Tax Consequences of Property Division
The appellate court upheld the trial court's refusal to consider the claimed tax consequences associated with the property division, specifically the capital gains tax David asserted he would incur. The court noted that the trial court observed David had the option to make the equalization payment from alternative sources, such as selling his vintage cars, rather than being forced to sell real estate. This reasoning demonstrated that David had choices available to him, and it was not equitable to make Ann responsible for his financial decisions. The court highlighted that the trial court's focus was on whether Ann should bear the burden of tax liabilities that were not directly relevant to the property division at hand. As a result, the court found no abuse of discretion in the trial court's decision regarding the consideration of tax consequences.
Determination of Maintenance
In determining maintenance, the appellate court concluded that the trial court's decision was well-supported by the evidence and appropriately exercised discretion. The court recognized that Ann's potential investment income from the substantial cash awarded in the property division was a factor, but it noted that the record lacked concrete evidence to quantify that income. The trial court estimated Ann's investment income while also acknowledging her actual income was significantly lower than David's. The court found that the trial court had given sufficient consideration to the relevant statutory factors, including the financial circumstances of both parties, the length of the marriage, and Ann's earning capacity. The maintenance amount set was deemed fair in light of the debts David would assume and the substantial unencumbered assets Ann would receive. Therefore, the appellate court affirmed the trial court's maintenance award.

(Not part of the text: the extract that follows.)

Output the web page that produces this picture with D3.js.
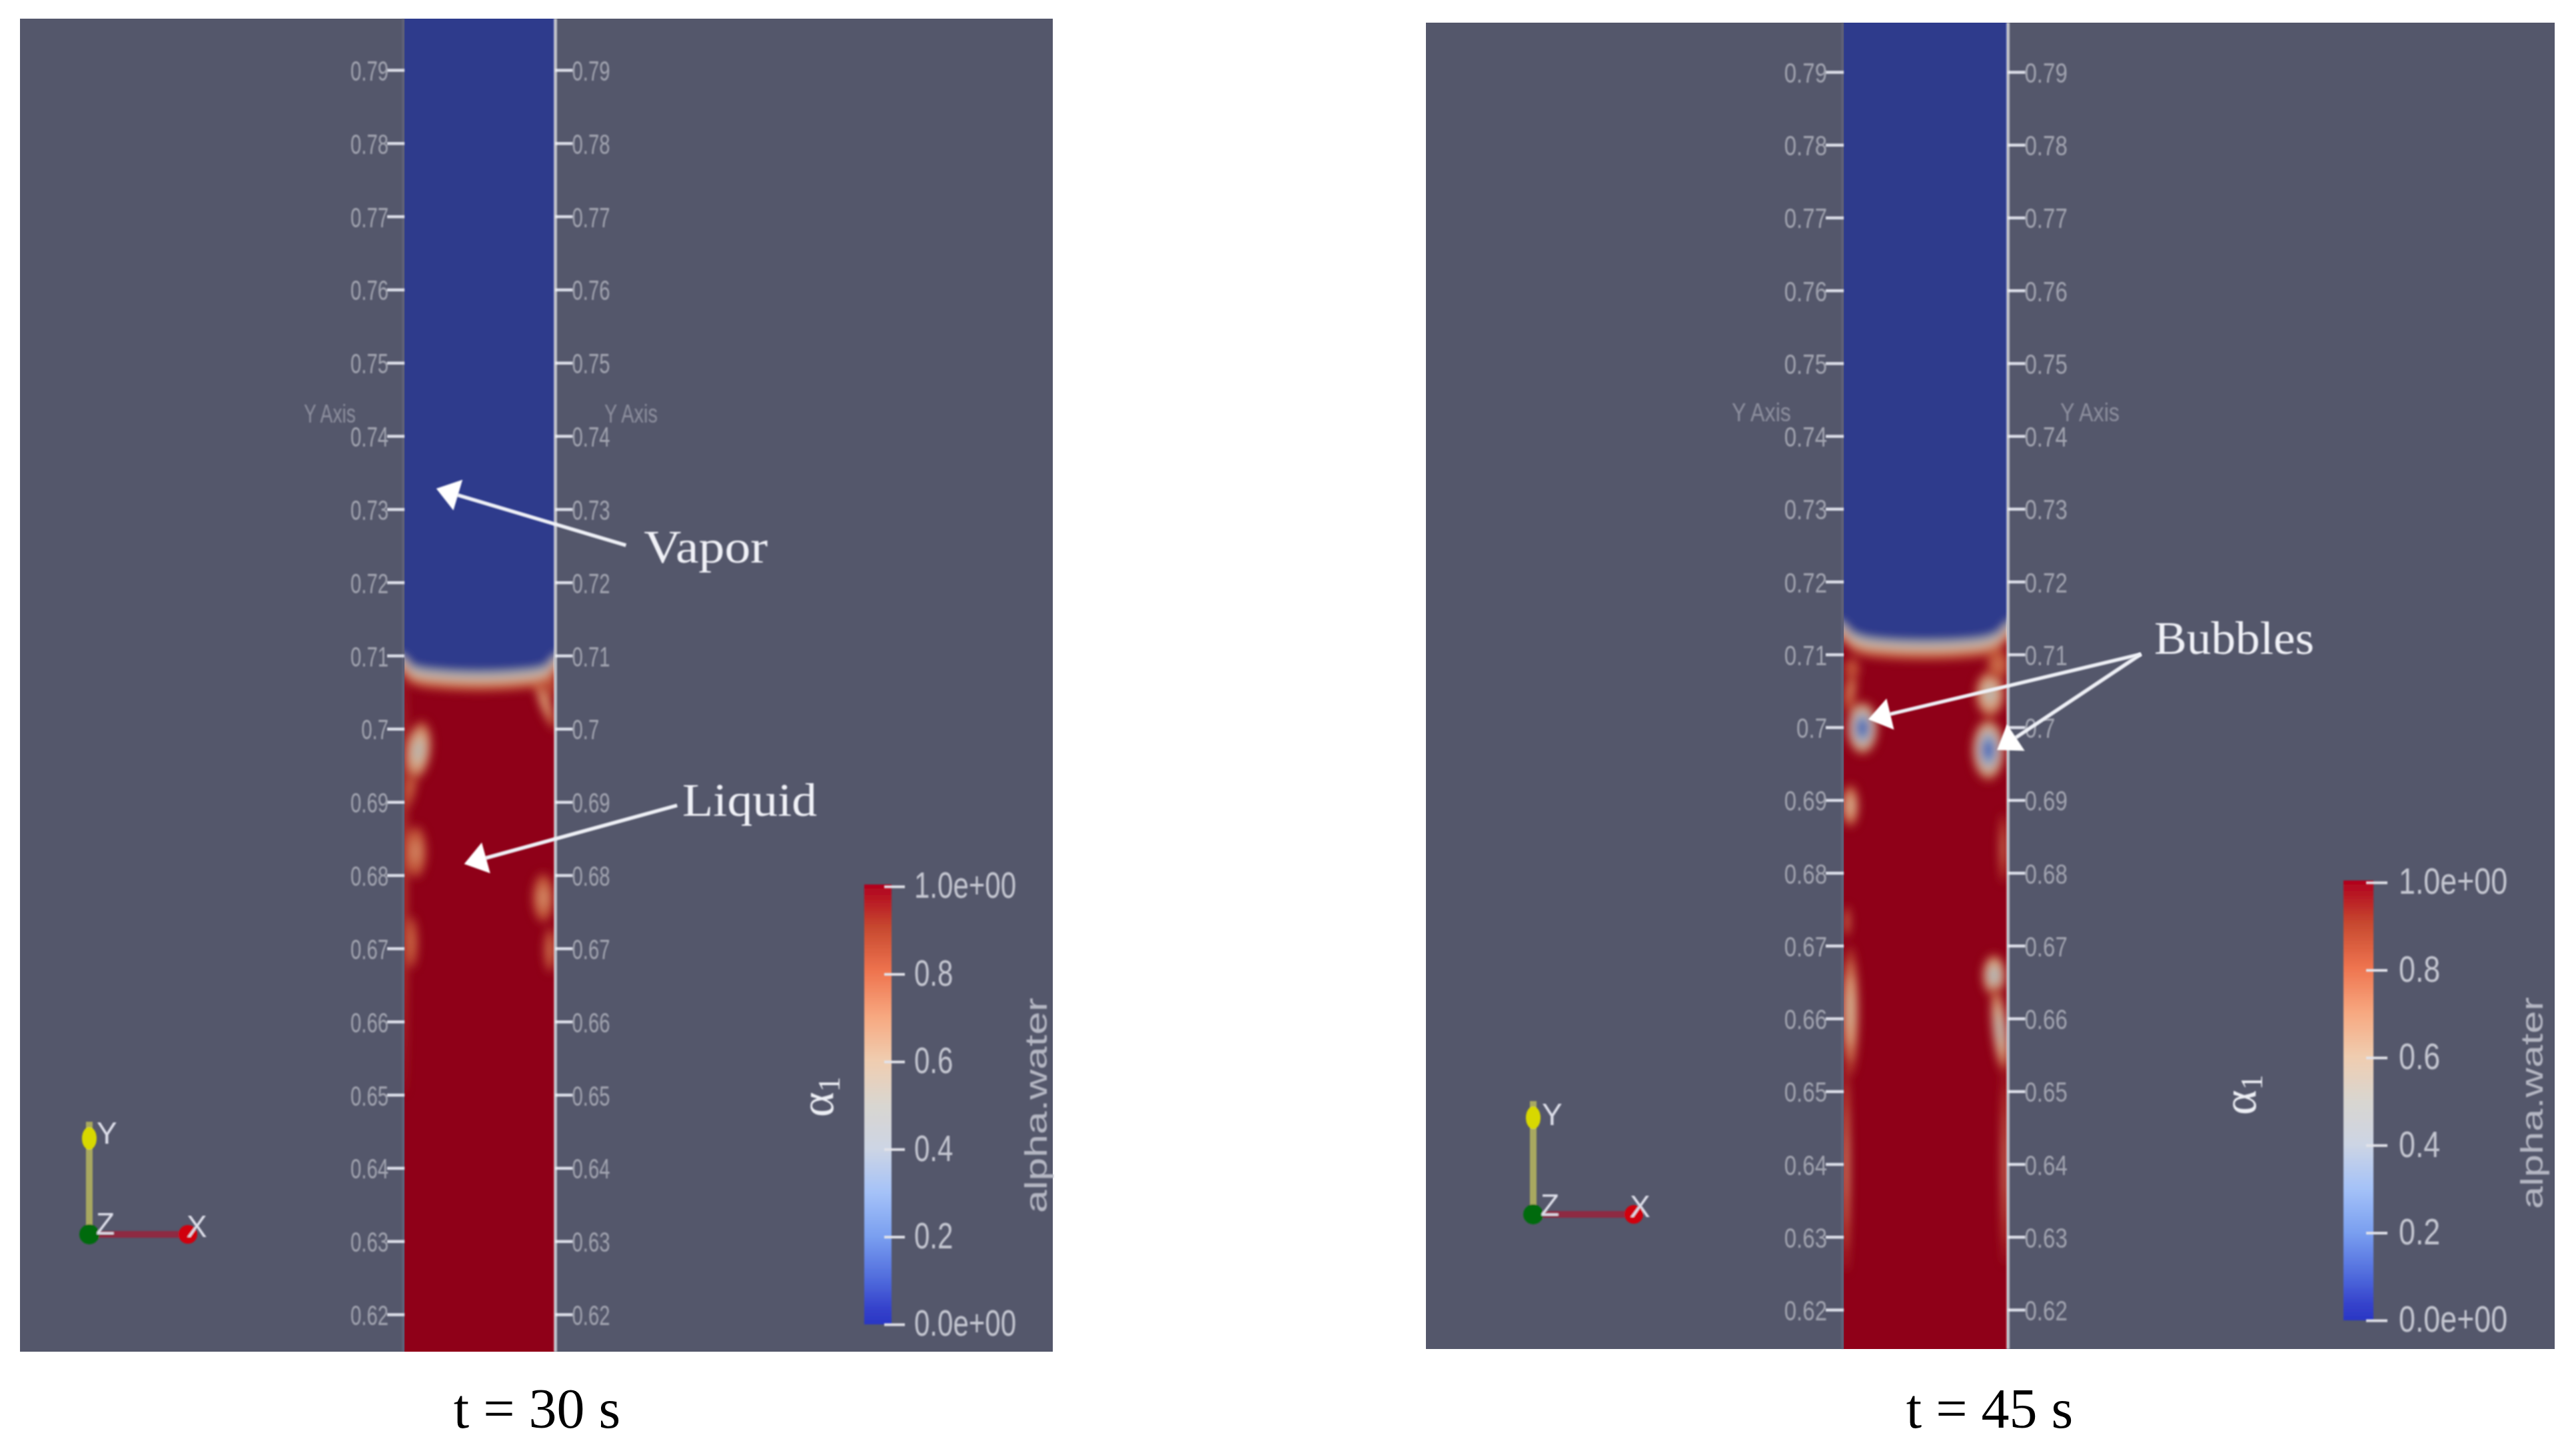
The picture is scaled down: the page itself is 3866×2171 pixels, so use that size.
<!DOCTYPE html>
<html><head><meta charset="utf-8">
<style>html,body{margin:0;padding:0;background:#fff}svg{display:block}</style>
<script src="https://cdn.jsdelivr.net/npm/d3@7/dist/d3.min.js"></script>
</head><body><svg id="c" width="3866" height="2171"></svg>
<script>
// ---- values ----
const yTickValues = [0.79,0.78,0.77,0.76,0.75,0.74,0.73,0.72,0.71,0.70,0.69,0.68,0.67,0.66,0.65,0.64,0.63,0.62];
const barTickValues = [0,0.2,0.4,0.6,0.8,1];
const barTickLabels = ["0.0e+00","0.2","0.4","0.6","0.8","1.0e+00"];
const barStops  = [0,0.04,0.1,0.2,0.3,0.4,0.5,0.6,0.7,0.8,0.9,1];
const barColors = ["#2a36c4","#3644cc","#4f6adc","#7a9ff0","#a5c2f8","#cdd5e4","#d9d6d0","#f0cdb0","#f7a880","#ef7550","#c84a30","#b0001e"];
const fieldLevels = [0,0.15,0.25,0.4,0.55,0.7,0.85,1];
const fieldColors = ["#2e3a8c","#4a6cc0","#6f90c8","#a3b0bb","#cbb8a0","#dba07c","#c4583a","#8f0018"];
// channel fraction, interface height
const ifaceX = [-0.1,0,0.05,0.2,0.5,0.8,0.95,1,1.1];
const ifaceA = [0.7105,0.7098,0.7086,0.7080,0.7077,0.7080,0.7086,0.7098,0.7105];
const ifaceB = [0.7150,0.7142,0.7130,0.7121,0.7118,0.7121,0.7130,0.7142,0.7150];
const bandOffsets = [-0.0026,-0.0015,-0.0007];
const bandAlphas  = [0.84,0.62,0.42];
// [x fraction, y, x radius, y radius, lowest alpha, tilt]
const blobsA = [
 [0.05,0.6925,0.035,0.0034,0.82,10],[0.093,0.6970,0.09,0.0042,0.47,8],[0.076,0.6832,0.075,0.0036,0.76,0],
 [0.05,0.6708,0.042,0.0036,0.82,0],[0.93,0.6769,0.075,0.0034,0.75,0],[0.975,0.6698,0.042,0.0031,0.8,0],
 [0.94,0.7036,0.042,0.0040,0.7,-20],[0.985,0.7065,0.03,0.0024,0.82,0],[0.0,0.68,0.016,0.03,0.82,0]];
const blobsB = [
 [0.115,0.6999,0.10,0.0038,0.1,0],[0.89,0.6969,0.105,0.0044,0.12,0],[0.90,0.7046,0.095,0.0033,0.48,0],
 [0.04,0.705,0.04,0.0030,0.78,8],[0.04,0.6892,0.055,0.0030,0.62,0],[0.98,0.6834,0.022,0.0048,0.76,0],
 [0.02,0.6733,0.022,0.0022,0.78,0],[0.04,0.661,0.055,0.0088,0.6,0],[0.925,0.6659,0.075,0.0030,0.4,0],
 [0.96,0.6585,0.05,0.0062,0.45,-6],[0.015,0.6397,0.024,0.0145,0.7,0],[0.99,0.6397,0.02,0.0135,0.72,0],
 [0.95,0.7086,0.07,0.0022,0.8,0],[0.05,0.708,0.05,0.0016,0.85,0]];
const vaporArrow  = [[1.484,0.72506],[0.213,0.73281]];
const liquidArrow = [[1.827,0.68954],[0.400,0.68153]];
const bubbleArrow1 = [[1.829,0.71005],[0.151,0.70108]];
const bubbleArrow2 = [[1.829,0.71005],[0.943,0.69687]];
const vaporLabel  = ["Vapor",1.604,0.7227];
const liquidLabel = ["Liquid",1.862,0.6881];
const bubbleLabel = ["Bubbles",1.91,0.7101];
const captions = ["t = 30 s","t = 45 s"];

// ---- layout ----
const BG="#54576b", BLUE="#2e3a8c", RED="#8f0018", TXT="#a2a4b0";
const panelLayout = [
 {x0:30,x1:1580,y0:28,y1:2028,cx0:607,cx1:831,yTop:105,yBot:1972,
  tl:26,tr:26,tf:0.71,tfr:0.71,lineW:5,yLab:[456,634,78],yLabR:[907,634,80],barF:0.75,
  bar:[1297,1338,1327,1987],tickBar:[1327,1358],barLab:[1376,1372],alpha:[1250,1648],aw:[1571,1497,1820],
  tri:{ox:134,oy:1852,top:1683,cone:1708,xe:282,Y:[145,1716],Z:[144,1852],X:[280,1856]},
  blobs:blobsA,iface:ifaceA,cap:[806,2142],id:"a"},
 {x0:2140,x1:3834,y0:34,y1:2024,cx0:2767,cx1:3011,yTop:108,yBot:1965,
  tl:27,tr:26,tf:0.8,tfr:0.8,lineW:5,yLab:[2599,632,89],yLabR:[3092,632,89],barF:0.8,
  bar:[3517,3562,1321,1981],tickBar:[3551,3583],barLab:[3606,3600],alpha:[3385,1645],aw:[3816,1496,1814],
  tri:{ox:2301,oy:1822,top:1652,cone:1677,xe:2452,Y:[2314,1688],Z:[2312,1824],X:[2446,1826]},
  blobs:blobsB,iface:ifaceB,cap:[2986,2142],id:"b"}];

const svg=d3.select("#c");
svg.append("rect").attr("width",3866).attr("height",2171).attr("fill","#fff");
const defs=svg.append("defs");
function blur(id,s){defs.append("filter").attr("id",id).attr("filterUnits","userSpaceOnUse")
  .attr("x",-4000).attr("y",-4000).attr("width",8000).attr("height",8000)
  .append("feGaussianBlur").attr("stdDeviation",s);}
blur("fieldBlur",7);blur("soft",1.3);blur("softer",0.9);
const grad=defs.append("linearGradient").attr("id","barGrad").attr("x1",0).attr("x2",0).attr("y1",1).attr("y2",0);
grad.selectAll("stop").data(barStops).join("stop").attr("offset",d=>d).attr("stop-color",(d,i)=>barColors[i]);
const fieldColor=d3.scaleLinear().domain(fieldLevels).range(fieldColors);
const SANS="'Liberation Sans',Arial,sans-serif", SERIF="'Liberation Serif','Times New Roman',serif";
function squeeze(sel,f){sel.each(function(){const n=this;n.setAttribute("textLength",n.getComputedTextLength()*f);n.setAttribute("lengthAdjust","spacingAndGlyphs");});}
const layerT=[1,0.78,0.55,0.3], layerA=[0,0.35,0.7,1];

panelLayout.forEach(p=>{
  const x=d3.scaleLinear().domain([0,1]).range([p.cx0,p.cx1]);
  const y=d3.scaleLinear().domain([0.79,0.62]).range([p.yTop,p.yBot]);
  const g=svg.append("g");
  g.append("rect").attr("x",p.x0).attr("y",p.y0).attr("width",p.x1-p.x0).attr("height",p.y1-p.y0).attr("fill",BG);
  // field
  defs.append("clipPath").attr("id","clip"+p.id).append("rect")
    .attr("x",p.cx0).attr("y",p.y0).attr("width",p.cx1-p.cx0+1).attr("height",p.y1-p.y0);
  const clip=g.append("g").attr("clip-path",`url(#clip${p.id})`);
  clip.append("rect").attr("x",p.cx0).attr("y",p.y0).attr("width",p.cx1-p.cx0+1).attr("height",p.y1-p.y0).attr("fill",RED);
  const f=clip.append("g").attr("filter","url(#fieldBlur)");
  const nested=p.blobs.flatMap(b=>layerT.map((t,i)=>({b,t,a:0.9+(b[4]-0.9)*layerA[i]})));
  f.selectAll("ellipse").data(nested).join("ellipse")
    .attr("transform",d=>`translate(${x(d.b[0])},${y(d.b[1])}) rotate(${d.b[5]})`)
    .attr("rx",d=>d.t*(x(d.b[2])-x(0))).attr("ry",d=>d.t*(y(0.79-d.b[3])-y(0.79)))
    .attr("fill",d=>fieldColor(d.a));
  const area=o=>d3.area().x((d,i)=>x(ifaceX[i])).y0(y(0.85)).y1(d=>y(d+o)).curve(d3.curveMonotoneX);
  f.selectAll("path.band").data(bandOffsets).join("path").attr("class","band")
    .attr("d",o=>area(o)(p.iface)).attr("fill",(o,i)=>fieldColor(bandAlphas[i]));
  f.append("path").attr("d",area(0)(p.iface)).attr("fill",BLUE);
  // left wall edge
  g.append("line").attr("x1",p.cx0-2).attr("x2",p.cx0-2).attr("y1",p.y0).attr("y2",p.y1)
    .attr("stroke","#7a7a98").attr("stroke-opacity",0.3).attr("stroke-width",4).attr("filter","url(#softer)");
  // axes
  const axL=g.append("g").attr("transform",`translate(${p.cx0},0)`)
    .call(d3.axisLeft(y).tickValues(yTickValues).tickSize(p.tl).tickPadding(-2).tickFormat(d=>String(+d.toFixed(2))));
  const rightX=p.cx1+p.lineW/2;
  const axR=g.append("g").attr("transform",`translate(${rightX},0)`)
    .call(d3.axisRight(y).tickValues(yTickValues).tickSize(p.tr).tickPadding(-1).tickFormat(d=>String(+d.toFixed(2))));
  [axL,axR].forEach((a,i)=>{
    a.select(".domain").remove();
    a.attr("filter","url(#soft)");
    a.selectAll("line").attr("stroke","#dcdee8").attr("stroke-width",4.5);
    a.selectAll("text").attr("fill",TXT).attr("font-family",SANS).attr("font-size",43).attr("dy","0.36em")
      .call(squeeze,(i?p.tfr:p.tf)*0.96);
  });
  g.append("line").attr("x1",rightX).attr("x2",rightX).attr("y1",p.y0).attr("y2",p.y1)
    .attr("stroke","#fff").attr("stroke-opacity",0.62).attr("stroke-width",p.lineW).attr("filter","url(#softer)");
  [p.yLab,p.yLabR].forEach(l=>{
    g.append("text").text("Y Axis").attr("x",l[0]).attr("y",l[1]).attr("fill","#8d8f9e")
      .attr("font-family",SANS).attr("font-size",38).attr("filter","url(#soft)")
      .attr("textLength",l[2]).attr("lengthAdjust","spacingAndGlyphs");
  });
  // colour bar
  const [bx0,bx1,by0,by1]=p.bar;
  g.append("rect").attr("x",bx0).attr("y",by0).attr("width",bx1-bx0).attr("height",by1-by0)
    .attr("fill","url(#barGrad)").attr("filter","url(#softer)");
  const bs=d3.scaleLinear().domain([0,1]).range([by1,by0+3]);
  const axB=g.append("g").attr("transform",`translate(${p.tickBar[0]},0)`)
    .call(d3.axisRight(bs).tickValues(barTickValues).tickSize(p.tickBar[1]-p.tickBar[0]).tickFormat((d,i)=>barTickLabels[i]).tickPadding(p.barLab[1]-p.tickBar[1]));
  axB.select(".domain").remove();
  axB.attr("filter","url(#soft)");
  axB.selectAll("line").attr("stroke","#e2e3ea").attr("stroke-width",4);
  axB.selectAll("text").attr("fill","#c4c6d0").attr("font-family",SANS).attr("font-size",56).attr("dy","0.3em").call(squeeze,p.barF);
  // colour-bar titles
  g.append("text").attr("transform",`translate(${p.aw[0]},${p.aw[2]}) rotate(-90)`).text("alpha.water")
    .attr("fill","#b4b6c2").attr("font-family",SANS).attr("font-size",46).attr("filter","url(#soft)")
    .attr("textLength",p.aw[2]-p.aw[1]).attr("lengthAdjust","spacingAndGlyphs");
  const at=g.append("text").attr("transform",`translate(${p.alpha[0]},${p.alpha[1]+28}) rotate(-90)`)
    .attr("fill","#eceef4").attr("font-family",SERIF).attr("font-size",72).attr("filter","url(#soft)");
  at.append("tspan").text("α");
  at.append("tspan").text("1").attr("font-size",46).attr("dy",10);
  // orientation triad
  const t=p.tri, tg=g.append("g").attr("filter","url(#soft)");
  tg.append("line").attr("x1",t.ox).attr("x2",t.ox).attr("y1",t.oy).attr("y2",t.top).attr("stroke","#a8a860").attr("stroke-width",10);
  tg.append("line").attr("x1",t.ox).attr("x2",t.xe).attr("y1",t.oy).attr("y2",t.oy).attr("stroke","#8e2a42").attr("stroke-width",10);
  tg.append("ellipse").attr("cx",t.ox).attr("cy",t.cone).attr("rx",11).attr("ry",17).attr("fill","#d8d800");
  tg.append("circle").attr("cx",t.xe).attr("cy",t.oy).attr("r",14).attr("fill","#d00010");
  tg.append("circle").attr("cx",t.ox).attr("cy",t.oy).attr("r",15).attr("fill","#006a10");
  [["Y",t.Y],["Z",t.Z],["X",t.X]].forEach(([s,q])=>{
    tg.append("text").text(s).attr("x",q[0]).attr("y",q[1]).attr("fill","#dcdde8").attr("font-family",SANS).attr("font-size",46);
  });
  // caption
  svg.append("text").text(captions[p.id==="a"?0:1]).attr("x",p.cap[0]).attr("y",p.cap[1]).attr("text-anchor","middle")
    .attr("fill","#000").attr("font-family",SERIF).attr("font-size",84);
  p.x=x;p.y=y;p.g=g;
});

// ---- annotations ----
function arrow(p,pts){
  const [tail,tip]=pts, a=[p.x(tail[0]),p.y(tail[1])], b=[p.x(tip[0]),p.y(tip[1])];
  const L=Math.hypot(a[0]-b[0],a[1]-b[1]), ux=(a[0]-b[0])/L, uy=(a[1]-b[1])/L, hl=34, hw=24;
  const n=p.g.append("g").attr("filter","url(#softer)");
  n.append("line").attr("x1",a[0]).attr("y1",a[1]).attr("x2",b[0]+ux*hl).attr("y2",b[1]+uy*hl)
    .attr("stroke","#eef0f6").attr("stroke-width",5.5);
  n.append("polygon").attr("fill","#fff").attr("points",[b,
    [b[0]+ux*hl-uy*hw,b[1]+uy*hl+ux*hw],[b[0]+ux*hl+uy*hw,b[1]+uy*hl-ux*hw]].map(q=>q.join(",")).join(" "));
}
function note(p,l,w){
  p.g.append("text").text(l[0]).attr("x",p.x(l[1])).attr("y",p.y(l[2])).attr("fill","#f0f1f7")
    .attr("font-family",SERIF).attr("font-size",70).attr("filter","url(#softer)")
    .attr("textLength",w).attr("lengthAdjust","spacingAndGlyphs");
}
const [PA,PB]=panelLayout;
arrow(PA,vaporArrow);arrow(PA,liquidArrow);arrow(PB,bubbleArrow1);arrow(PB,bubbleArrow2);
note(PA,vaporLabel,186);note(PA,liquidLabel,202);note(PB,bubbleLabel,240);
</script></body></html>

Assignment of Tax Liabilities and Lien
The appellate court agreed with the trial court's decision to assign all tax liabilities to David, as he was the primary manager of their financial affairs. The court emphasized that David's role in handling taxes and the couple's assets justified this allocation, particularly since Ann had no involvement in tax preparation and was deemed an "innocent spouse." The trial court's acknowledgment of Ann's lack of knowledge regarding the couple's tax situation contributed to the decision to hold David solely responsible for any tax liabilities incurred. Additionally, the court upheld the imposition of a lien on David's property to secure the payment of tax liabilities and other financial obligations, such as the equalization payment and contributions to Ann's attorneys' fees. This lien was deemed appropriate as it ensured Ann's interests were protected, given the outstanding obligations owed to her. The appellate court found no error in the trial court's reasoning or discretion in this regard.